MONTREAL (AFP) – Canadian aircraft and transport company Bombardier will cut 5,000 jobs globally and sell off its aging turboprop line in a bid to ”streamline” operations, the struggling firm announced Thursday.
The seven percent reduction of its workforce across the organization will occur over the next 12 to 18 months, while key aerospace engineering team members will be redeployed to its booming business jet segment.
The cuts will be concentrated in the aerospace business and will affect 3,000 workers in Canada, company spokesman Simon Letendre told AFP. Bombardier has had to slash more than 15,000 jobs in its aerospace and rail divisions around the world since 2015.
The Montreal-based group also announced the sale of ”non-core assets” totaling around US$900 million, including the Q Series medium range turboprop aircraft program and the de Havilland trademark, which was sold for some $300 million to a Canadian investment fund.
Flight simulator and training firm CAE, meanwhile, has agreed to pick up Bombardier’s business aircraft flight training segment, which is forecast to generate royalties of $800 million.

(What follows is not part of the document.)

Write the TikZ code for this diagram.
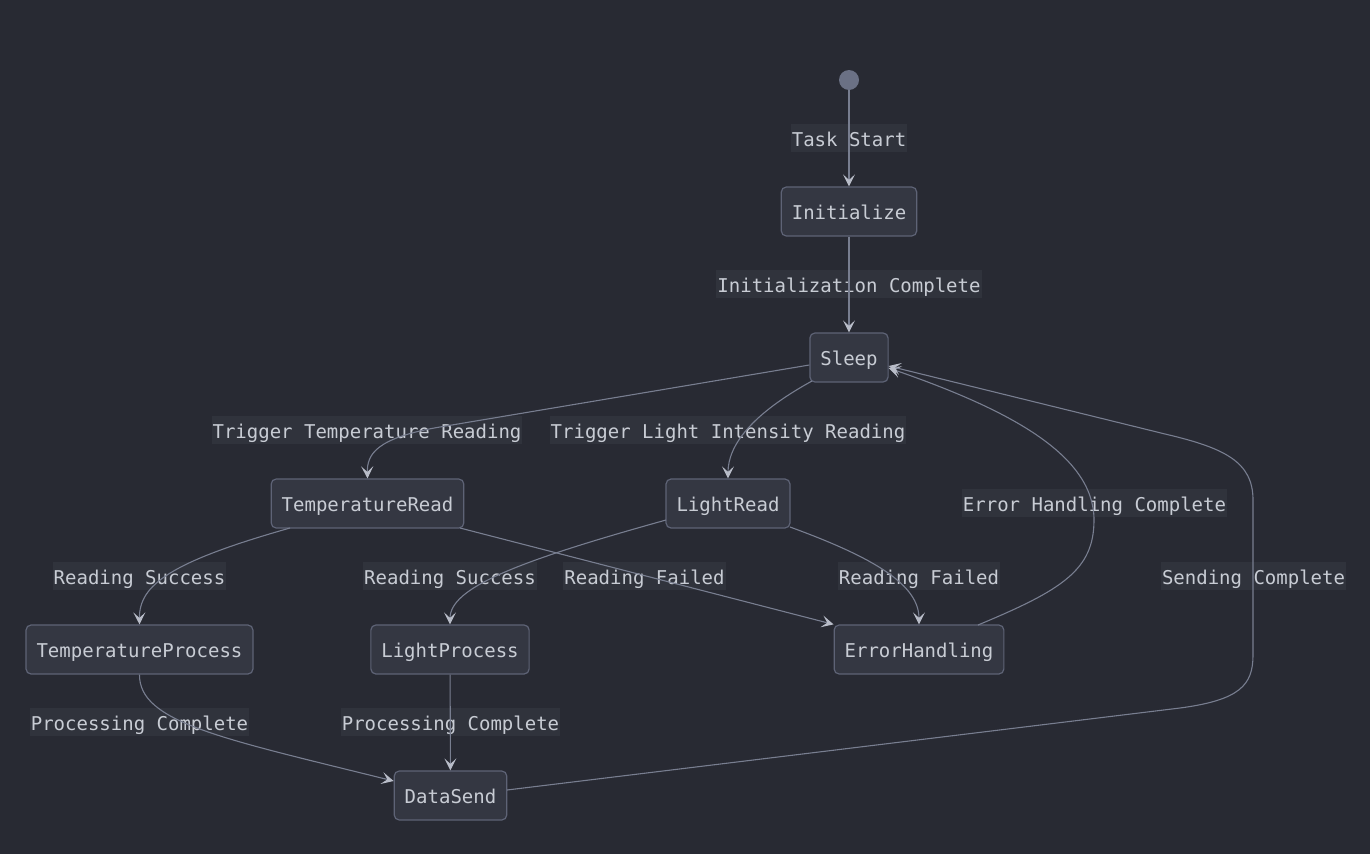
\documentclass[tikz,border=0pt]{standalone}
\usepackage{fontspec}
\setmonofont{DejaVu Sans Mono}
\usetikzlibrary{arrows.meta}
\definecolor{bgc}{HTML}{282A33}
\definecolor{nodefill}{HTML}{343742}
\definecolor{nodeline}{HTML}{5E6376}
\definecolor{txt}{HTML}{C8CCD4}
\definecolor{lblbg}{HTML}{30333C}
\definecolor{edgec}{HTML}{787E90}
\definecolor{tipc}{HTML}{B8BCC8}
\definecolor{startc}{HTML}{6B7185}
\tikzset{
  state/.style={draw=nodeline, fill=nodefill, rounded corners=5pt, line width=1.2pt,
    minimum height=49pt, inner xsep=10.5pt, inner ysep=0pt, text=txt,
    text height=16pt, text depth=0pt,
    font=\ttfamily\fontsize{19}{22}\selectfont},
  lbl/.style={fill=lblbg, text=txt, inner xsep=1pt, inner ysep=0pt, minimum height=28pt,
    text height=16pt, text depth=0pt,
    font=\ttfamily\fontsize{19}{22}\selectfont},
  edge/.style={draw=edgec, line width=1.1pt,
    -{Stealth[length=12pt, width=12pt, inset=5.5pt, color=tipc]}},
}
\begin{document}
\begin{tikzpicture}[x=1pt,y=-1pt]
\useasboundingbox (0,0) rectangle (1370,854);
\fill[bgc] (0,0) rectangle (1370,854);

% labels
\node[lbl] (l1) at (849,138) {Task Start};
\node[lbl] (l2) at (849,284) {Initialization Complete};
\node[lbl] (l3) at (367,430) {Trigger Temperature Reading};
\node[lbl] (l4) at (728,430) {Trigger Light Intensity Reading};
\node[lbl] (l5) at (139.5,576) {Reading Success};
\node[lbl] (l6) at (450,576) {Reading Success};
\node[lbl] (l7) at (644.5,576) {Reading Failed};
\node[lbl] (l8) at (919,576) {Reading Failed};
\node[lbl] (l9) at (1094.5,503) {Error Handling Complete};
\node[lbl] (l10) at (1253.5,576) {Sending Complete};
\node[lbl] (l11) at (139.5,722) {Processing Complete};
\node[lbl] (l12) at (450.5,722) {Processing Complete};

% states
\node[circle, fill=startc, minimum size=20pt, inner sep=0pt] (start) at (849,80) {};
\node[state] (init) at (849,211.5) {Initialize};
\node[state] (sleep) at (849,357.5) {Sleep};
\node[state] (tr) at (367.5,503.5) {TemperatureRead};
\node[state] (lr) at (728,503.5) {LightRead};
\node[state] (tp) at (139.5,649.5) {TemperatureProcess};
\node[state] (lp) at (450,649.5) {LightProcess};
\node[state] (eh) at (919,649.5) {ErrorHandling};
\node[state] (ds) at (450.5,795.5) {DataSend};

% edges
\draw[edge] (start) -- (init);
\draw[edge] (init) -- (sleep);
\draw[edge] (sleep.west |- 0,365) -- (440,427) .. controls (375,438) and (367,455) .. (tr.north);
\draw[edge] (812,381) .. controls (752,414) and (728,445) .. (lr.north);
\draw[edge] (290,528) .. controls (170,562) and (139,585) .. (tp.north);
\draw[edge] (460,528) -- (eh.north west);
\draw[edge] (666,520) .. controls (515,562) and (450,588) .. (lp.north);
\draw[edge] (790,527) .. controls (875,558) and (919,585) .. (eh.north);
\draw[edge] (tp.south) .. controls (139,722) and (220,738) .. (ds.west |- 0,781);
\draw[edge] (lp) -- (ds);
\draw[edge] (978,625) .. controls (1062,590) and (1094,570) .. (1094,520)
   .. controls (1094,455) and (1010,410) .. (sleep.east |- 0,368);
\draw[edge] (507,790) -- (1180,708) .. controls (1240,700) and (1253,685) .. (1253,655)
   -- (1253,500) .. controls (1253,462) and (1225,448) .. (1165,434) -- (sleep.east |- 0,366);
\end{tikzpicture}
\end{document}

The restructuring announcement came as the company reported net income of $167 million in the third quarter, compared with a loss of $11 million a year earlier.
”We continue to make solid progress executing our turnaround plan,” Bombardier chief Alain Bellemare said of the restructuring effort.

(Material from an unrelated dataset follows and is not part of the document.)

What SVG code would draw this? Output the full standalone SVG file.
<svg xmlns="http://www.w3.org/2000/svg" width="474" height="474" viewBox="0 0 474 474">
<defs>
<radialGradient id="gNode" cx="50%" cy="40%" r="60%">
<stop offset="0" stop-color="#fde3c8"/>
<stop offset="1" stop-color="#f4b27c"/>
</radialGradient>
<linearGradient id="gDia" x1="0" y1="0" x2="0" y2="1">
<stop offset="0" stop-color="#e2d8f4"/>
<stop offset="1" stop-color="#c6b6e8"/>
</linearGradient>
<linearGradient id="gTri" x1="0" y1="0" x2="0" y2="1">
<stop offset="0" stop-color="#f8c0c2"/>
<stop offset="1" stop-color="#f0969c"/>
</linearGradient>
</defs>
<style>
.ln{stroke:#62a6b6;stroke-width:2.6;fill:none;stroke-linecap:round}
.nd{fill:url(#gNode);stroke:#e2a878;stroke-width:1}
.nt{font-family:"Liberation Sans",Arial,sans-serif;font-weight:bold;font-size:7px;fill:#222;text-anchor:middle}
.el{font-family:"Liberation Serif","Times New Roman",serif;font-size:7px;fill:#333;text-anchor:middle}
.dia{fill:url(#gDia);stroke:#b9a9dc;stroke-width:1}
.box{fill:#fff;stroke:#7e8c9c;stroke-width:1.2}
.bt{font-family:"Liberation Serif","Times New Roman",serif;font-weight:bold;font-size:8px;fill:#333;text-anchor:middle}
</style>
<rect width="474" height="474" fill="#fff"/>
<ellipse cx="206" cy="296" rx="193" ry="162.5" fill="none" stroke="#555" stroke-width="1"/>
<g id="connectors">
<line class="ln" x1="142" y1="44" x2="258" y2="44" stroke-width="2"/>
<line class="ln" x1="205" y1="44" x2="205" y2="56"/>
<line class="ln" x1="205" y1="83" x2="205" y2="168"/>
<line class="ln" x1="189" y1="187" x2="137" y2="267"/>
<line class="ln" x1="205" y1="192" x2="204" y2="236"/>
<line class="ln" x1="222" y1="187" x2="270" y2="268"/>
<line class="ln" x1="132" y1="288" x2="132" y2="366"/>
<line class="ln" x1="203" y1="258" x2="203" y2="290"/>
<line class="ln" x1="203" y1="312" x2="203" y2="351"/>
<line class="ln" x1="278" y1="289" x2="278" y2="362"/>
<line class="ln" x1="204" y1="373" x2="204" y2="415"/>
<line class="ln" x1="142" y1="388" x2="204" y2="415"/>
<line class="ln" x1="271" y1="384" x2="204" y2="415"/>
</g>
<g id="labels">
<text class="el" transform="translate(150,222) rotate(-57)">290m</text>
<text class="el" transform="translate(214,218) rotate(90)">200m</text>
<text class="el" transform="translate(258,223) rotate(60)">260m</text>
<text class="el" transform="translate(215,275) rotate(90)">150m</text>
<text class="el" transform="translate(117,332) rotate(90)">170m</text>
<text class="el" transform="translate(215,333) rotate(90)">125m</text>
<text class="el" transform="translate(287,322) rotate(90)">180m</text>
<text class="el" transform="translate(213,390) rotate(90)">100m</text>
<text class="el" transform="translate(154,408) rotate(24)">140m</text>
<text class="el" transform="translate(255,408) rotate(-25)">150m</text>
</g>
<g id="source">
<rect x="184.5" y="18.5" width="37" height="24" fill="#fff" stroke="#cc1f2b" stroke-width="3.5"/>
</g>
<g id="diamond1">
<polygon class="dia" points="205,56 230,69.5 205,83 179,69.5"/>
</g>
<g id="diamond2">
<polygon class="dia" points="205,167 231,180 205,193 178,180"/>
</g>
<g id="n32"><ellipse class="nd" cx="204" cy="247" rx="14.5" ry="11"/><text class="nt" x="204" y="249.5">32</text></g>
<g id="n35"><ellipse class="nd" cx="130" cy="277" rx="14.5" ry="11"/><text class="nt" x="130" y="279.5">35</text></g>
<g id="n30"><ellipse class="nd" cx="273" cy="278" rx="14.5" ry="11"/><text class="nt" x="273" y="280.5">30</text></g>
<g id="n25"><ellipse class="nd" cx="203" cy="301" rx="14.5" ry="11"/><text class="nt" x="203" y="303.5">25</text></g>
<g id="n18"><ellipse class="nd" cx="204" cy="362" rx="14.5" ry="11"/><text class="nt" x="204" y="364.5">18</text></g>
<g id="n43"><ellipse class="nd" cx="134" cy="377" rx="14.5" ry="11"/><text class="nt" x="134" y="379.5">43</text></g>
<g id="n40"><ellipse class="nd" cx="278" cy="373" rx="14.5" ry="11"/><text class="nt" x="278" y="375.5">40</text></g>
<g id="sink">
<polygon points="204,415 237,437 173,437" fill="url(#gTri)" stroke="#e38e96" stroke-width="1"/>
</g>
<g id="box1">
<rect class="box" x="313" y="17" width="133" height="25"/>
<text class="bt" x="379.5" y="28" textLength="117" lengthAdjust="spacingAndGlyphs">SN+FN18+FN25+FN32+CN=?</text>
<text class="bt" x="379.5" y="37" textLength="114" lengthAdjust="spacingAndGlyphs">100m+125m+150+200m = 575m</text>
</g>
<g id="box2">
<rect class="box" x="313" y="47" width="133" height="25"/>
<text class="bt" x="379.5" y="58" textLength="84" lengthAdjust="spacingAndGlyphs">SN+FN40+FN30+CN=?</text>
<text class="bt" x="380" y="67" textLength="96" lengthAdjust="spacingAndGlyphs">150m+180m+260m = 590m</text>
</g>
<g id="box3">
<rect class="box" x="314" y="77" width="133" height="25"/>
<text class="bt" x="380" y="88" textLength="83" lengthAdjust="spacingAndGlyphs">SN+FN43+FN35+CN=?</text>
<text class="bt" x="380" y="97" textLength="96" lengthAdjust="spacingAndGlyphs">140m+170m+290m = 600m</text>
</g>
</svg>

”With today’s announcements, we have set in motion the next round of actions necessary to unleash the full potential of the Bombardier portfolio,” he said in a statement, adding that the firm ”will continue to be proactive in focusing and streamlining the organization.”
Speaking to analysts in a conference call, Bellemare was upbeat about the company’s prospects.
”We’re going through a major turnaround,” he said. ”And by and large, if you look at what we’ve done so far we positioned the company very well for the next phase.”
Renaud Gagne of Unifor, the union representing Canadian aerospace workers, however, warned that the layoffs ”send a worrisome message for the future of the industry.”
The decision to sell the Q Series line, Bellemare said, was made ”because we believe there is a better owner than us to keep this program going.”
He said he hoped ”to see more movement from suppliers to reduce costs” on its other regional aircraft line, the CRJ, noting that Bombardier continues to lose money on its manufacturing.
CRJ series and Q400 deliveries for the quarter had totaled only five aircraft, while net orders totaled 11.